Interpreting these numbers as reported in the paper, Edit3DGS is slightly better on CLIP-S for novel view rendering and cross-identity reenactment, while GaussianAvatars-Editor is slightly better on some CLIP-C scores. The authors emphasize that these differences are modest and not likely to correspond to large perceptual differences. Their qualitative results are used to argue that Edit3DGS provides a favorable balance of semantic alignment, temporal stability, and visual coherence.

Ablation study

The only ablation explicitly described in the paper disables the inpainting module. The figure shows that without inpainting, edited views lose the original facial expression, especially around the eyes and mouth. The authors argue that this degradation would hurt animation quality because the avatar no longer preserves the fine-grained expression dynamics needed for convincing reenactment.

Comparison between edited results with and without inpainting process.

Although the paper does not provide a numerical ablation table, the qualitative takeaway is clear: masked latent inpainting is essential for maintaining expression detail and temporal plausibility in the edited head avatar.

Contributions and novelty

The paper’s stated contributions are:

An integrated framework for editing dynamic 3DGS-based head avatars using instruction-guided diffusion and Gaussian fitting.
Multi-view batch editing plus an auto-generated inpainting mask to preserve expression and improve temporal consistency.
Demonstration of high-quality edits across novel view rendering, self-reenactment, and cross-identity reenactment.

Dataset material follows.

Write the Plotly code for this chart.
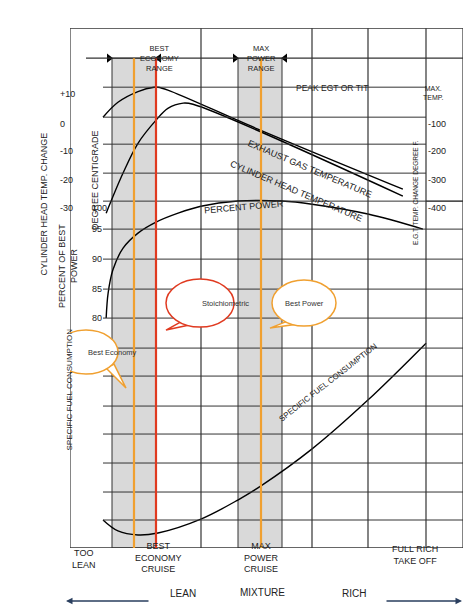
import plotly.graph_objects as go

# Mixture axis: 0 = too lean, 100 = full rich. Vertical axis: grid rows (0 bottom .. 18 top)
egt_x = [8.4, 12.2, 17.3, 21.4, 22.4, 24.9, 47.8, 84.7]
egt_y = [14.91, 15.43, 15.80, 15.95, 15.95, 15.85, 14.50, 12.42]
cht_x = [9.2, 13.5, 17.3, 21.9, 24.9, 28.8, 31.3, 84.7]
cht_y = [11.59, 12.98, 14.01, 14.81, 15.22, 15.40, 15.36, 12.18]
pwr_x = [9.2, 9.7, 10.9, 13.5, 17.3, 21.9, 27.5, 33.3, 42.7, 53.9, 61.6, 75.8, 89.8]
pwr_y = [7.96, 8.82, 9.62, 10.38, 10.90, 11.28, 11.59, 11.83, 12.01, 12.01, 11.90, 11.56, 11.04]
sfc_x = [8.4, 12.2, 17.3, 22.4, 33.3, 42.7, 48.6, 61.6, 75.8, 90.6]
sfc_y = [0.97, 0.59, 0.45, 0.52, 1.00, 1.66, 2.15, 3.43, 5.12, 7.09]

cht_ticks = ["+10", "0", "-10", "-20", "-30"]
pwr_ticks = ["100", "95", "90", "85", "80"]
egt_ticks = ["-100", "-200", "-300", "-400"]


def X(px):
    return (px - 62) / 3.93


def Y(py):
    return (540 - py) / 28.9


def PX(px):
    return (px - 62) / 393


def PY(py):
    return (540 - py) / 520


GRID = "#333333"
fig = go.Figure()

# shaded ranges
for a, b in [(104, 148), (230, 274)]:
    fig.add_shape(type="rect", x0=X(a), x1=X(b), y0=0, y1=Y(50),
                  fillcolor="#d9d9d9", line=dict(color=GRID, width=1), layer="below")

# vertical grid
for px in [62, 193, 304, 360, 418, 455]:
    fig.add_shape(type="line", x0=X(px), x1=X(px), y0=0, y1=Y(20), line=dict(color=GRID, width=1.2))
# horizontal grid
rows = [79, 109, 136, 165, 193, 221, 251, 281, 310, 340, 368, 398, 426, 455, 484, 512]
for py in rows:
    x1 = X(418) if py < 193 else X(455)
    fig.add_shape(type="line", x0=X(95), x1=x1, y0=Y(py), y1=Y(py), line=dict(color=GRID, width=1))
fig.add_shape(type="line", x0=X(418), x1=X(455), y0=Y(193), y1=Y(193), line=dict(color=GRID, width=1))
fig.add_shape(type="line", x0=X(62), x1=X(455), y0=Y(20), y1=Y(20), line=dict(color=GRID, width=1.2))
fig.add_shape(type="line", x0=X(62), x1=X(455), y0=0, y1=0, line=dict(color=GRID, width=1.5))
fig.add_shape(type="line", x0=X(78), x1=X(455), y0=Y(50), y1=Y(50), line=dict(color=GRID, width=1.2))

# orange / red markers
for px, c in [(126, "#f0a030"), (253, "#f0a030"), (148, "#e03a20")]:
    fig.add_shape(type="line", x0=X(px), x1=X(px), y0=0, y1=Y(50), line=dict(color=c, width=2.2))

# range arrows
fig.add_trace(go.Scatter(x=[X(101), X(227)], y=[Y(50)] * 2, mode="markers",
                         marker=dict(symbol="triangle-right", size=8, color="black"),
                         showlegend=False, hoverinfo="skip"))
fig.add_trace(go.Scatter(x=[X(151), X(277)], y=[Y(50)] * 2, mode="markers",
                         marker=dict(symbol="triangle-left", size=8, color="black"),
                         showlegend=False, hoverinfo="skip"))

for xs, ys in [(egt_x, egt_y), (cht_x, cht_y), (pwr_x, pwr_y), (sfc_x, sfc_y)]:
    fig.add_trace(go.Scatter(x=xs, y=ys, mode="lines", line=dict(color="black", width=1.4, shape="spline"),
                             showlegend=False, hoverinfo="skip"))


def txt(px, py, s, size=9, angle=0, color="#222", align="center"):
    fig.add_annotation(x=PX(px), y=PY(py), xref="paper", yref="paper", text=s, showarrow=False,
                       textangle=angle, align=align,
                       font=dict(size=size, color=color, family="Liberation Sans"))


for s, py in zip(cht_ticks, [79, 109, 136, 165, 193]):
    txt(50, py, s, 9)
for s, py in zip(pwr_ticks, [193, 221, 251, 281, 310]):
    txt(82, py, s, 9)
for s, py in zip(egt_ticks, [109, 136, 165, 193]):
    txt(440, py, s, 9)
txt(438, 75, "MAX.<br>TEMP.", 7)
txt(28, 123, "CYLINDER HEAD TEMP. CHANGE", 9, -90)
txt(80, 120, "DEGREE CENTIGRADE", 9, -90)
txt(47, 258, "PERCENT OF BEST<br>POWER", 9, -90)
txt(54, 445, "SPECIFIC FUEL CONSUMPTION", 8, -90)
txt(413, 130, "E.G.T. TEMP. CHANGE DEGREE F.", 6.5, -90)
txt(130, 34, "BEST<br>ECONOMY<br>RANGE", 7.5)
txt(253, 34, "MAX<br>POWER<br>RANGE", 7.5)
txt(362, 73, "PEAK EGT OR TIT", 8.5)
txt(302, 128, "EXHAUST GAS TEMPERATURE", 9, 23)
txt(288, 148, "CYLINDER HEAD TEMPERATURE", 9, 23)
txt(236, 188, "PERCENT POWER", 9, -5)
txt(320, 418, "SPECIFIC FUEL CONSUMPTION", 8, -38)
txt(62, 564, "TOO<br>LEAN", 9)
txt(125, 568, "BEST<br>ECONOMY<br>CRUISE", 9)
txt(253, 568, "MAX<br>POWER<br>CRUISE", 9)
txt(432, 560, "FULL RICH<br>TAKE OFF", 9)
txt(160, 593, "LEAN", 10)
txt(254, 592, "MIXTURE", 10)
txt(360, 593, "RICH", 10)
fig.add_annotation(x=PX(58), y=PY(593), xref="paper", yref="paper", ax=84, ay=0, text="",
                   showarrow=True, arrowhead=2, arrowwidth=1.3)
fig.add_annotation(x=PX(454), y=PY(593), xref="paper", yref="paper", ax=-77, ay=0, text="",
                   showarrow=True, arrowhead=2, arrowwidth=1.3)

# speech bubbles
for cx, cy, rx, ry, tail, col, label in [
        (192, 295, 34, 24, [(176, 312), (158, 322), (186, 316)], "#e03a20", "Stoichiometric"),
        (296, 295, 32, 23, [(282, 312), (262, 320), (290, 316)], "#f0a030", "Best Power"),
        (78, 344, 32, 22, [(98, 360), (118, 380), (106, 356)], "#f0a030", "Best Economy")]:
    path = "M {} {} L {} {} L {} {} Z".format(*[v for p in tail for v in (X(p[0]), Y(p[1]))])
    fig.add_shape(type="path", path=path, fillcolor="white", line=dict(color=col, width=1.5))
    fig.add_shape(type="circle", x0=X(cx - rx), x1=X(cx + rx), y0=Y(cy + ry), y1=Y(cy - ry),
                  fillcolor="white", line=dict(color=col, width=1.5))
    txt(cx, cy, label, 7.5, color="#333")

fig.update_xaxes(range=[0, 100], visible=False)
fig.update_yaxes(range=[0, 18], visible=False)
fig.update_layout(width=474, height=616, margin=dict(l=62, r=19, t=20, b=76),
                  plot_bgcolor="white", paper_bgcolor="white")
fig.write_html("out.html")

In the paper’s framing, the novelty is primarily system-level: it combines a 2D diffusion editor, multi-view coordination, and 3D Gaussian refitting into a single pipeline for dynamic head editing. The authors explicitly claim that, to their knowledge, this is the first method to achieve editable 3DGS-based head avatars while preserving structural integrity and rendering quality.

Limitations

The conclusion is candid about two limitations. First, Edit3DGS inherits the constraints of the FLAME model, which cannot perfectly capture fine details such as teeth and hair. Second, performance depends on the choice of 2D diffusion editor, so speed and stability can vary with the underlying image-editing model.

The authors suggest several directions for future work: integrating stronger 3D priors, improving expression modeling, and designing more robust domain-adaptive 2D–3D editing pipelines. These points indicate that while Edit3DGS is effective for controlled head edits, its fidelity is still bounded by the representation and editing priors used underneath.

Conclusion

Edit3DGS presents a practical framework for dynamic head editing that bridges semantic control in 2D with photorealistic 3D Gaussian head avatars. Its key technical ingredients are multi-view batch editing, feature injection for view coherence, and latent inpainting for expression preservation. On NeRSemble, the method produces visually coherent edits for novel views and reenactment scenarios and reports CLIP-based performance that is competitive with the best prior editable 3DGS head method the authors identify.

From a conversational-AI / talking-head perspective, the paper’s main value is that it moves toward editable digital humans whose appearance can be modified through natural language while remaining animatable, view-consistent, and temporally stable. The paper is strongest as a system paper: it does not introduce a new 3D representation or a new diffusion model, but rather a carefully designed editing-and-refitting pipeline that makes existing components work together for dynamic head avatars.